Поразительно, кстати, и то, как любили Тютчева женщины. Он ведь был внешне невзрачным и “нищим”, как он сам себя называл, человеком, был сочинителем, чей поэтический дар женщинам был почти неизвестен: Элеонора совсем, Эрнестина долгое время не понимала по-русски, а Елене Денисьевой интересны были лишь только стихи, посвященные именно ей. Но магия тютчевской личности была такова, что женщины не просто любили — боготворили Тютчева! Гордая, смелая и независимая Денисьева обращалась к нему “мой боженька”, а Эрнестина, в ответ на упреки злых языков, что не пристало-де Тютчеву так откровенно скорбеть по умершей “разлучнице”, отвечала: “Его скорбь для меня священна, какова бы ни была ее причина”. Такой исключительной женской любви бывает достоин лишь человек исключительной силы личности, человек, удержавший и сохранивший свою суверенную душу среди всевозможных соблазнов судьбы и эпохи.

Рассуждая о личности Тютчева, мы как-то забыли о самых простых, но необходимых моментах характеристики человека: о его внешности, жестах, манерах, привычках.

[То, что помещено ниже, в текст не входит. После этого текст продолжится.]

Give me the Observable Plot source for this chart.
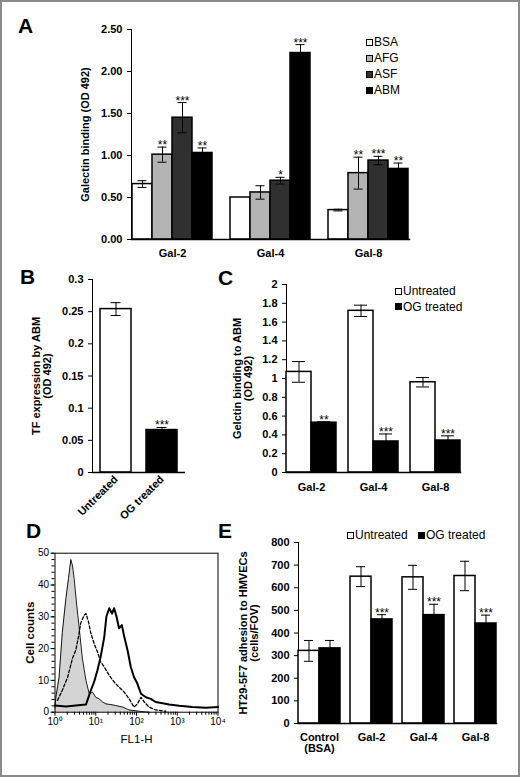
<!DOCTYPE html>
<html><head><meta charset="utf-8">
<script src="https://cdn.jsdelivr.net/npm/d3@7"></script>
<script src="https://cdn.jsdelivr.net/npm/@observablehq/plot@0.6"></script>
<style>
body{margin:0;background:#fff;}
#fig{position:relative;width:520px;height:777px;overflow:hidden;background:#fff;font-family:"Liberation Sans",Arial,Helvetica,sans-serif;color:#000;}
.pane{position:absolute;}
.letter{position:absolute;font-weight:bold;font-size:21px;line-height:21px;}
.leg{position:absolute;font-size:12px;line-height:12px;white-space:nowrap;display:flex;align-items:center;}
.sw{display:inline-block;box-sizing:border-box;width:7px;height:7px;border:1px solid #000;margin-right:1px;}
#border{position:absolute;left:0;top:0;width:520px;height:777px;box-sizing:border-box;border:2px solid #8a8a8a;pointer-events:none;}
</style></head><body>
<div id="fig"></div>
<script>
// ---------- Panel A data ----------
const galA = ["Gal-2", "Gal-4", "Gal-8"];
const coatA = ["BSA", "AFG", "ASF", "ABM"];
const valA = [[0.66, 1.01, 1.45, 1.03], [0.50, 0.56, 0.70, 2.22], [0.35, 0.79, 0.94, 0.84]];
const errA = [[0.04, 0.09, 0.18, 0.06], [0.00, 0.08, 0.04, 0.10], [0.01, 0.19, 0.05, 0.07]];
const sigA = [["", "**", "***", "**"], ["", "", "*", "***"], ["", "**", "***", "**"]];
const ticksA = [0, 0.5, 1, 1.5, 2, 2.5];

// ---------- Panel B data ----------
const groupsB = ["Untreated", "OG treated"];
const valB = [0.254, 0.066];
const errB = [0.010, 0.004];
const sigB = ["", "***"];
const ticksB = [0, 0.05, 0.1, 0.15, 0.2, 0.25, 0.3];

// ---------- Panel C data ----------
const galC = ["Gal-2", "Gal-4", "Gal-8"];
const treatC = ["Untreated", "OG treated"];
const valC = [[1.07, 0.53], [1.72, 0.33], [0.96, 0.34]];
const errC = [[0.11, 0.01], [0.06, 0.08], [0.05, 0.05]];
const sigC = [["", "**"], ["", "***"], ["", "***"]];
const ticksC = [0, 0.2, 0.4, 0.6, 0.8, 1, 1.2, 1.4, 1.6, 1.8, 2];

// ---------- Panel D data (flow cytometry histograms) ----------
const isoX = [1.0, 1.05, 1.26, 1.51, 1.86, 2.14, 2.45, 2.69, 2.95, 3.39, 3.89, 4.68, 5.75, 6.92, 8.32, 10.0, 12.0, 14.8, 17.8, 23.4, 30.9, 45.7, 66.1, 117, 200];
const isoY = [1.5, 4.7, 11, 25, 36, 42, 48, 46, 42, 34, 27, 17, 10, 5.8, 6.3, 4.7, 4.2, 3.2, 2.6, 2.4, 2.1, 1.6, 0.7, 0.3, 0];
const dashX = [1.15, 1.51, 2.04, 2.69, 3.24, 3.80, 4.27, 5.25, 5.75, 6.61, 7.59, 9.12, 11.0, 13.2, 16.2, 21.4, 28.2, 37.2, 50.1, 66.1, 87.1, 105, 129, 155, 204, 295, 525];
const dashY = [3.7, 6.9, 11, 17, 19.5, 24, 28, 30.6, 31, 28.5, 24.8, 21.6, 19, 15.8, 14.2, 11.6, 9.5, 7.9, 6.3, 4.2, 1.6, 2.6, 4.7, 3.2, 1.6, 0.7, 0.3];
const thickX = [1.0, 1.86, 3.24, 5.75, 7.59, 9.12, 11.0, 13.2, 16.2, 18.2, 21.4, 25.1, 28.2, 32.4, 37.2, 43.7, 50.1, 60.3, 72.4, 87.1, 105, 129, 170, 224, 295, 437, 631, 1120, 2340, 5010, 10000];
const thickY = [2.1, 1.8, 2.1, 2.4, 6.9, 9.5, 13.2, 17.4, 23.7, 30, 32.7, 31, 32.7, 30, 26.4, 27.4, 23.7, 19.5, 14.2, 11, 9, 5.8, 4.7, 4.2, 3.2, 2.8, 2.4, 2.0, 1.6, 1.4, 1.6];
const ticksDX = [1, 10, 100, 1000, 10000];
const ticksDXLabels = ["10\u2070", "10\u00B9", "10\u00B2", "10\u00B3", "10\u2074"];
const ticksDY = [0, 10, 20, 30, 40, 50];

// ---------- Panel E data ----------
const catE = ["Control\n(BSA)", "Gal-2", "Gal-4", "Gal-8"];
const treatE = ["Untreated", "OG treated"];
const valE = [[321, 332], [649, 460], [646, 479], [652, 442]];
const errE = [[46, 35], [44, 21], [53, 48], [65, 37]];
const sigE = [["", ""], ["", "***"], ["", "***"], ["", "***"]];
const ticksE = [0, 100, 200, 300, 400, 500, 600, 700, 800];

// ---------- helpers ----------
const FONT = "'Liberation Sans', Arial, Helvetica, sans-serif";
const fig = document.getElementById("fig");
function place(el, left, top) {
  el.classList.add("pane");
  el.style.left = left + "px";
  el.style.top = top + "px";
  fig.appendChild(el);
}
function baseStyle(weight) {
  return {fontFamily: FONT, fontSize: "11px", fontWeight: weight, color: "#000", background: "transparent", overflow: "visible"};
}
function errMarks(data, fx, x, inset) {
  const withErr = data.filter(d => d.e > 0);
  return [
    Plot.ruleX(withErr, {fx, x, y1: d => d.v - d.e, y2: d => d.v + d.e, stroke: "#000", strokeWidth: 1}),
    Plot.tickY(withErr, {fx, x, y: d => d.v + d.e, stroke: "#000", strokeWidth: 1, insetLeft: inset, insetRight: inset}),
    Plot.tickY(withErr, {fx, x, y: d => d.v - d.e, stroke: "#000", strokeWidth: 1, insetLeft: inset, insetRight: inset}),
    Plot.text(data, {fx, x, y: d => d.v + d.e, text: "s", lineAnchor: "bottom", dy: 2, fontSize: 12, fontWeight: "normal", fill: "#000"})
  ];
}
const baseLine = () => Plot.frame({anchor: "bottom", facet: "super", stroke: "#000", strokeWidth: 1.5});

// ---------- Panel A ----------
const dataA = galA.flatMap((g, i) => coatA.map((c, j) => ({gal: g, coat: c, v: valA[i][j], e: errA[i][j], s: sigA[i][j]})));
const plotA = Plot.plot({
  width: 520, height: 265,
  marginLeft: 122, marginRight: 102, marginTop: 29, marginBottom: 26,
  style: baseStyle("bold"),
  fx: {domain: galA, paddingInner: 0.16, paddingOuter: 0.08, axis: "bottom", label: null, tickSize: 0, tickPadding: 10},
  x: {domain: coatA, padding: 0, axis: null},
  y: {domain: [0, 2.5], ticks: ticksA, tickFormat: d3.format(".2f"), tickSize: 4, line: true,
      label: "Galectin binding (OD 492)", labelAnchor: "center", labelOffset: 50, labelArrow: "none"},
  color: {domain: coatA, range: ["#ffffff", "#b4b4b4", "#303030", "#000000"]},
  marks: [
    Plot.barY(dataA, {fx: "gal", x: "coat", y: "v", fill: "coat", stroke: "#000", strokeWidth: 1.5}),
    ...errMarks(dataA, "gal", "coat", 5.5),
    baseLine()
  ]
});
place(plotA, 0, 0);

// ---------- Panel B ----------
const dataB = groupsB.map((g, i) => ({g, v: valB[i], e: errB[i], s: sigB[i]}));
const plotB = Plot.plot({
  width: 205, height: 270,
  marginLeft: 92, marginRight: 20, marginTop: 17, marginBottom: 60,
  style: baseStyle("bold"),
  x: {domain: groupsB, paddingInner: 0.33, paddingOuter: 0.17, tickRotate: -45, tickSize: 0, tickPadding: 5, label: null},
  y: {domain: [0, 0.3], ticks: ticksB, tickFormat: d3.format("~g"), tickSize: 4, line: true,
      label: "TF expression by ABM\n(OD 492)", labelAnchor: "center", labelOffset: 60, labelArrow: "none"},
  color: {domain: groupsB, range: ["#ffffff", "#000000"]},
  marks: [
    Plot.barY(dataB, {x: "g", y: "v", fill: "g", stroke: "#000", strokeWidth: 1.5}),
    ...errMarks(dataB, undefined, "g", 10.5),
    Plot.ruleY([0], {stroke: "#000", strokeWidth: 1.5})
  ]
});
place(plotB, 0, 262);

// ---------- Panel C ----------
const dataC = galC.flatMap((g, i) => treatC.map((t, j) => ({gal: g, t, v: valC[i][j], e: errC[i][j], s: sigC[i][j]})));
const plotC = Plot.plot({
  width: 315, height: 235,
  marginLeft: 72, marginRight: 51, marginTop: 22, marginBottom: 25,
  style: baseStyle("bold"),
  fx: {domain: galC, paddingInner: 0.19, paddingOuter: 0.13, axis: "bottom", label: null, tickSize: 0, tickPadding: 11},
  x: {domain: treatC, padding: 0, axis: null},
  y: {domain: [0, 2], ticks: ticksC, tickFormat: d3.format("~g"), tickSize: 4, line: true,
      label: "Gelctin binding to ABM\n(OD 492)", labelAnchor: "center", labelOffset: 53, labelArrow: "none"},
  color: {domain: treatC, range: ["#ffffff", "#000000"]},
  marks: [
    Plot.barY(dataC, {fx: "gal", x: "t", y: "v", fill: "t", stroke: "#000", strokeWidth: 1.5}),
    ...errMarks(dataC, "gal", "t", 6),
    baseLine()
  ]
});
place(plotC, 205, 262);

// ---------- Panel D ----------
const isoD = isoX.map((x, i) => ({x, y: isoY[i]}));
const dashD = dashX.map((x, i) => ({x, y: dashY[i]}));
const thickD = thickX.map((x, i) => ({x, y: thickY[i]}));
const minorDX = d3.range(0, 4).flatMap(k => d3.range(2, 10).map(m => m * 10 ** k));
const minorDY = d3.range(0, 51, 2);
const plotD = Plot.plot({
  width: 230, height: 230,
  marginLeft: 54.5, marginRight: 12.5, marginTop: 12.7, marginBottom: 58.3,
  style: baseStyle("normal"),
  x: {type: "log", domain: [1, 10000]},
  y: {domain: [0, 50]},
  marks: [
    Plot.areaY(isoD, {x: "x", y: "y", fill: "#d4d4d4"}),
    Plot.lineY(isoD, {x: "x", y: "y", stroke: "#000", strokeWidth: 0.9}),
    Plot.lineY(dashD, {x: "x", y: "y", stroke: "#000", strokeWidth: 1.3, strokeDasharray: "3,2"}),
    Plot.lineY(thickD, {x: "x", y: "y", stroke: "#000", strokeWidth: 2}),
    Plot.frame({stroke: "#000", strokeWidth: 1}),
    Plot.axisX(minorDX, {tickSize: 3, tickFormat: () => "", label: null}),
    Plot.axisX(ticksDX, {tickSize: 4, tickPadding: 2, tickFormat: d => ticksDXLabels[ticksDX.indexOf(d)], fontSize: 10, label: null}),
    Plot.axisY(minorDY, {tickSize: 3, tickFormat: () => "", label: null}),
    Plot.axisY(ticksDY, {tickSize: 4, tickPadding: 2, fontSize: 10, label: null}),
    Plot.text(["FL1-H"], {text: d => d, frameAnchor: "bottom", textAnchor: "middle", lineAnchor: "bottom", dy: 31, fontSize: 11.5}),
    Plot.text(["Cell counts"], {text: d => d, frameAnchor: "left", textAnchor: "middle", lineAnchor: "top", rotate: -90, dx: -29.5, fontSize: 11.5, fontWeight: "bold"})
  ]
});
place(plotD, 0, 540);

// ---------- Panel E ----------
const dataE = catE.flatMap((c, i) => treatE.map((t, j) => ({c, t, v: valE[i][j], e: errE[i][j], s: sigE[i][j]})));
const plotE = Plot.plot({
  width: 315, height: 245,
  marginLeft: 88, marginRight: 18, marginTop: 17, marginBottom: 47,
  style: baseStyle("bold"),
  fx: {domain: catE, paddingInner: 0.19, paddingOuter: 0.1, axis: "bottom", label: null, tickSize: 0, tickPadding: 10},
  x: {domain: treatE, padding: 0, axis: null},
  y: {domain: [0, 800], ticks: ticksE, tickSize: 4, line: true,
      label: "HT29-5F7 adhesion to HMVECs\n(cells/FOV)", labelAnchor: "center", labelOffset: 59, labelArrow: "none"},
  color: {domain: treatE, range: ["#ffffff", "#000000"]},
  marks: [
    Plot.barY(dataE, {fx: "c", x: "t", y: "v", fill: "t", stroke: "#000", strokeWidth: 1.5}),
    ...errMarks(dataE, "c", "t", 6),
    baseLine()
  ]
});
place(plotE, 205, 525);

// ---------- panel letters ----------
[["A", 18, 15], ["B", 20, 266], ["C", 218, 267], ["D", 26, 520], ["E", 218, 520]].forEach(([t, l, tp]) => {
  const d = document.createElement("div");
  d.className = "letter"; d.textContent = t;
  d.style.left = l + "px"; d.style.top = tp + "px";
  fig.appendChild(d);
});

// ---------- legends ----------
function legendItem(label, color, left, centerY) {
  const d = document.createElement("div");
  d.className = "leg";
  d.style.left = left + "px"; d.style.top = (centerY - 6) + "px";
  const s = document.createElement("span");
  s.className = "sw"; s.style.background = color;
  d.appendChild(s);
  d.appendChild(document.createTextNode(label));
  fig.appendChild(d);
}
const legColA = ["#ffffff", "#b4b4b4", "#303030", "#000000"];
coatA.forEach((c, i) => legendItem(c, legColA[i], 366, 42 + i * 16));
legendItem(treatC[0], "#ffffff", 395, 291);
legendItem(treatC[1], "#000000", 395, 306.5);
legendItem(treatE[0], "#ffffff", 347, 535);
legendItem(treatE[1], "#000000", 418, 535);

const b = document.createElement("div"); b.id = "border"; fig.appendChild(b);
</script>
</body></html>
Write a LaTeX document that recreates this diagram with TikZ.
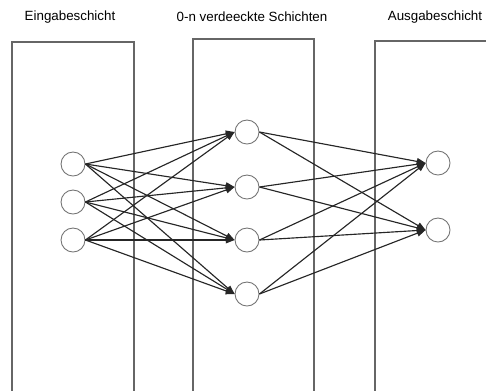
\documentclass[tikz,border=0pt]{standalone}
\usepackage{fontspec}
\setmainfont{Liberation Sans}
\usepackage{tikz}
\usetikzlibrary{arrows.meta}

\begin{document}
\begin{tikzpicture}[
  x=0.02cm, y=-0.02cm,
  font=\fontsize{7.6pt}{9pt}\selectfont,
  layer/.style={draw=black!60, line width=0.8pt},
  neuron/.style={draw=black!55, circle, minimum size=0.48cm, inner sep=0pt,
                 line width=0.5pt},
  link/.style={draw=black!85, line width=0.65pt,
               -{Triangle[length=5pt, width=3.8pt]}},
]
\useasboundingbox (0,0) rectangle (486,390);
\clip (0,0) rectangle (486,390);

% layer frames, open at the bottom
\draw[layer] (12,400) |- (134,42) -- (134,400);
\draw[layer] (193,400) |- (314,39) -- (314,400);
\draw[layer] (375,400) |- (500,41) -- (500,400);

\node (lin)  at (70,17)  {Eingabeschicht};
\node (lhid) at (252,17) {0-n verdeeckte Schichten};
\node (lout) at (435,17) {Ausgabeschicht};

% input layer
\node[neuron] (i1) at (73,164) {};
\node[neuron] (i2) at (73,202) {};
\node[neuron] (i3) at (73,240) {};

% hidden layer
\node[neuron] (h1) at (247,132) {};
\node[neuron] (h2) at (247,187) {};
\node[neuron] (h3) at (247,240) {};
\node[neuron] (h4) at (247,294) {};

% output layer
\node[neuron] (o1) at (438,163) {};
\node[neuron] (o2) at (438,230) {};

\draw[link] (i1.east) -- (h1.west);
\draw[link] (i1.east) -- (h2.west);
\draw[link] (i1.east) -- (h3.west);
\draw[link] (i1.east) -- (h4.west);
\draw[link] (i2.east) -- (h1.west);
\draw[link] (i2.east) -- (h2.west);
\draw[link] (i2.east) -- (h3.west);
\draw[link] (i2.east) -- (h4.west);
\draw[link] (i3.east) -- (h1.west);
\draw[link] (i3.east) -- (h2.west);
\draw[link] (i3.east) -- (h3.west);
\draw[link] (i3.east) -- (h4.west);

\draw[link] (h1.east) -- (o1.west);
\draw[link] (h1.east) -- (o2.west);
\draw[link] (h2.east) -- (o1.west);
\draw[link] (h2.east) -- (o2.west);
\draw[link] (h3.east) -- (o1.west);
\draw[link] (h3.east) -- (o2.west);
\draw[link] (h4.east) -- (o1.west);
\draw[link] (h4.east) -- (o2.west);

\end{tikzpicture}
\end{document}
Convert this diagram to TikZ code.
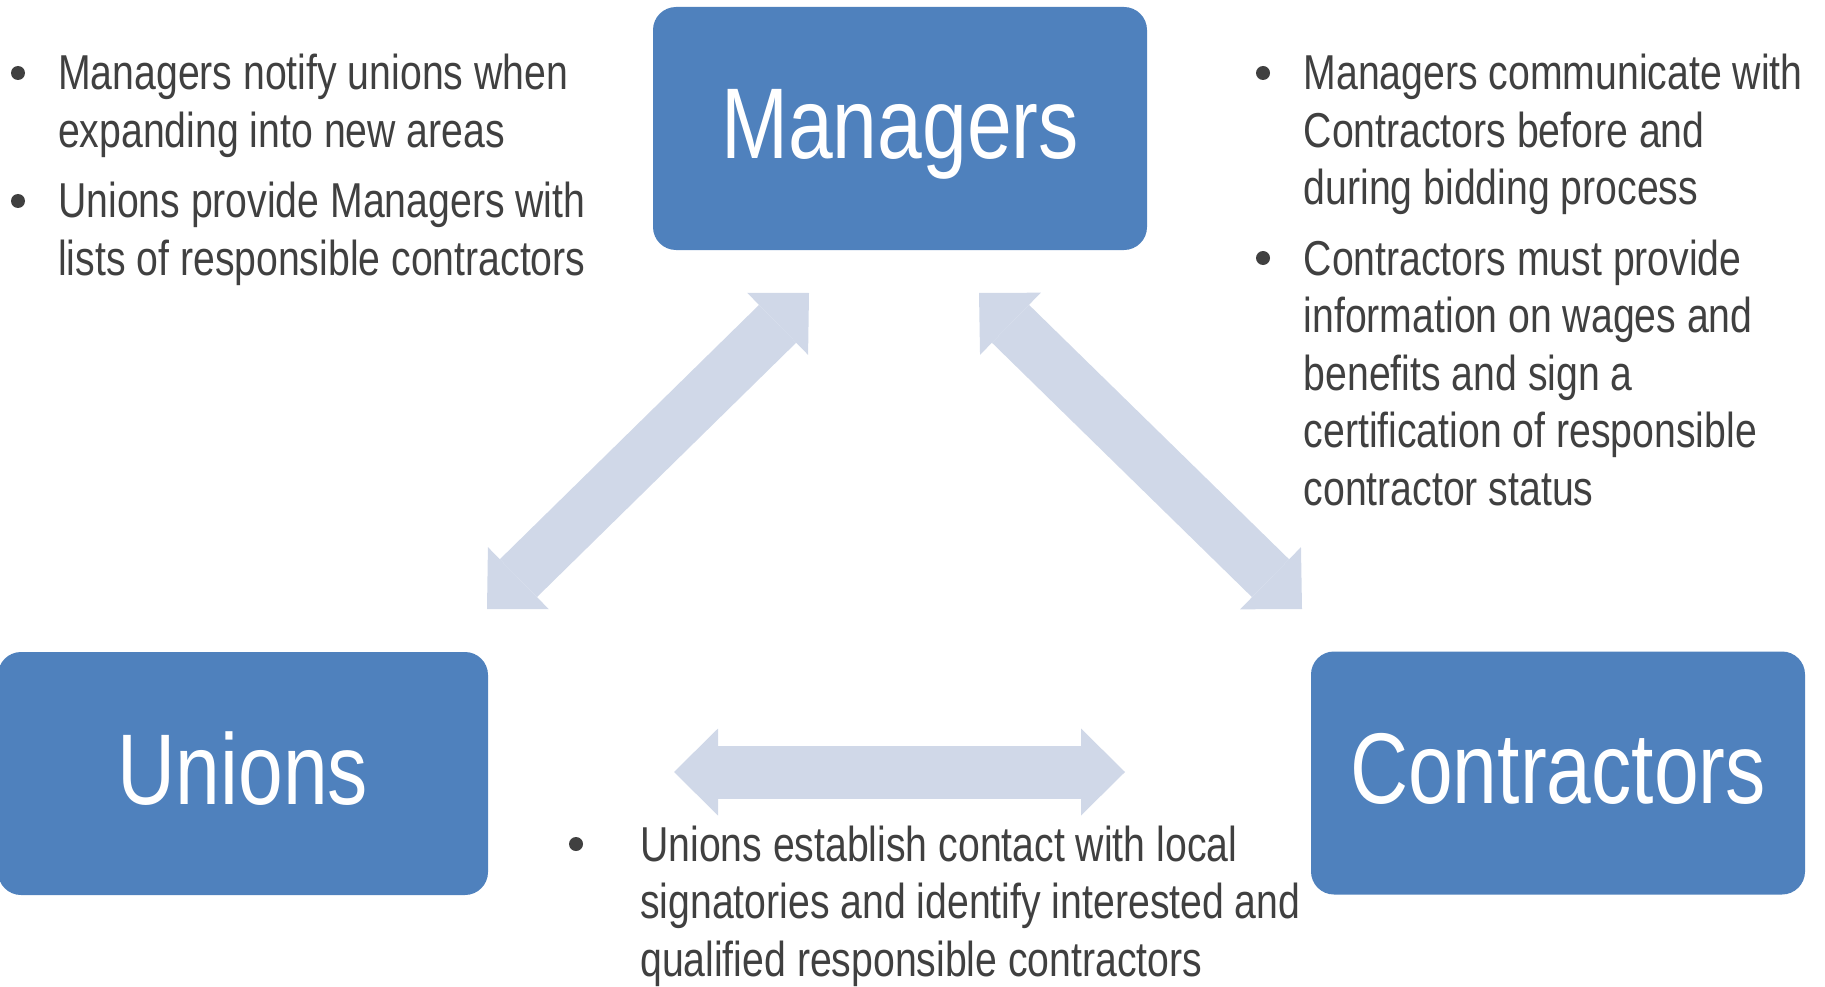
\documentclass[tikz,border=0pt]{standalone}
\usepackage{fontspec}
\setmainfont{Liberation Sans}[FakeStretch=0.80]
\usetikzlibrary{arrows.meta}
\definecolor{boxblue}{HTML}{4F81BD}
\definecolor{arrowblue}{HTML}{D0D8E8}
\definecolor{txtgray}{HTML}{404040}
\newcommand{\bulpar}[1]{\begin{tabular}[t]{@{}l@{}}#1\end{tabular}}
\begin{document}
\begin{tikzpicture}[x=1pt,y=-1pt,
  entity/.style={fill=boxblue, rounded corners=23pt, minimum width=494pt,
    minimum height=243pt, inner sep=0pt, text=white,
    font=\fontsize{100.5}{112}\selectfont, text height=71pt, text depth=10pt},
  blockarrow/.style={draw=arrowblue, line width=53pt,
    {Triangle[length=44pt,width=87pt,line width=0pt]}-{Triangle[length=44pt,width=87pt,line width=0pt]}},
  bultext/.style={anchor=base west, inner sep=0pt, text=txtgray,
    font=\fontsize{49}{57.5}\selectfont},
  bulletdot/.style={fill=txtgray}]
\useasboundingbox (0,0) rectangle (1825,987);

% boxes
\node[entity] (managers) at (900,128.5) {Managers};
\node[entity, minimum width=490pt] (unions) at (243,773.5) {Unions};
\node[entity] (contractors) at (1558,773) {Contractors};

% arrow end points
\coordinate (mL) at (809,293);
\coordinate (uM) at (487,609);
\coordinate (mR) at (979,293);
\coordinate (cM) at (1302,609);
\coordinate (uC) at (674,772);
\coordinate (cU) at (1125,772);

\draw[blockarrow] (mL) -- (uM);
\draw[blockarrow] (mR) -- (cM);
\draw[blockarrow] (uC) -- (cU);

% left text
\fill[bulletdot] (18,73) circle (7);
\node[bultext] (l1) at (58,90) {\bulpar{Managers notify unions when\\expanding into new areas}};
\fill[bulletdot] (18,201) circle (7);
\node[bultext] (l2) at (58,218) {\bulpar{Unions provide Managers with\\lists of responsible contractors}};

% right text
\fill[bulletdot] (1263,73) circle (7);
\node[bultext] (r1) at (1303.5,90) {\bulpar{Managers communicate with\\Contractors before and\\during bidding process}};
\fill[bulletdot] (1263,258) circle (7);
\node[bultext] (r2) at (1303.5,275) {\bulpar{Contractors must provide\\information on wages and\\benefits and sign a\\certification of responsible\\contractor status}};

% bottom text
\fill[bulletdot] (576,844) circle (7);
\node[bultext] (b1) at (640,861) {\bulpar{Unions establish contact with local\\signatories and identify interested and\\qualified responsible contractors}};
\end{tikzpicture}
\end{document}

Что ж, время исправить ошибку и дать слово современ­никам, лично знавшим поэта.

“Стройного, худощавого сложения, небольшого роста, с редкими, рано поседевшими волосами, небрежно осенявшими высокий, обнаженный, необык­­новенной красоты лоб, всегда оттененный глубокой думой; с рассея­нием во взоре, с легким намеком иронии на устах, — хилый, немощный и по наружному виду, он казался влачившим тяжкое бремя собственных даро­ваний...” (И.  С. Аксаков).

“Он целый день рыскает пехтурой или ездит на самом гадком ваньке... Он в старом плаще, седые волосы развеваются во все стороны, видна большая лысина; голова его качается, и извощики говорят: “Вот барин извозился с утра”...” (А. О. Смирнова-Россет).

“Помню... его живописную позу на Невском проспекте; летом, в силь­нейший зной, он сидит, развалившись на скамейке дворника у дома Армян­ской церкви, где он жил, на панели, и читает газеты”. (В. П. Мещер­ский).

“Как теперь, вижу перед собой его невысокую, тщедушную фигуру с слегка приподнятыми плечами, его бледное, гладко выбритое худощавое лицо с огромным обнаженным лбом, вокруг которого, падая на плечи в хаотическом беспорядке, вились мягкие, как пух, и белые, как снег, волосы. Лицо его... но разве можно описать лицо Федора Ивановича так, чтобы человек, не видевший его никогда, мог представить себе это особенное, не поддающееся никакому описанию выражение? Это не было только чело­веческое лицо, а какое-то неуловимое, невольно поражающее каждого, сочетание линий и штрихов, в которых жил высокий дух гения, и которые как бы светились нечеловеческой, духовной красотой. На плотно сжатых губах постоянно блуждала грустная и в то же время ироническая улыбка, а глаза, задумчивые и печальные, смотрели сквозь стекла очков загадочно, как бы что-то прозревая впереди. И в этой улыбке, и в этом грустном ироническом взгляде сквозила как бы жалость ко всему окружающему, а равно и к самому себе. (Ф. Ф. Тютчев, сын поэта).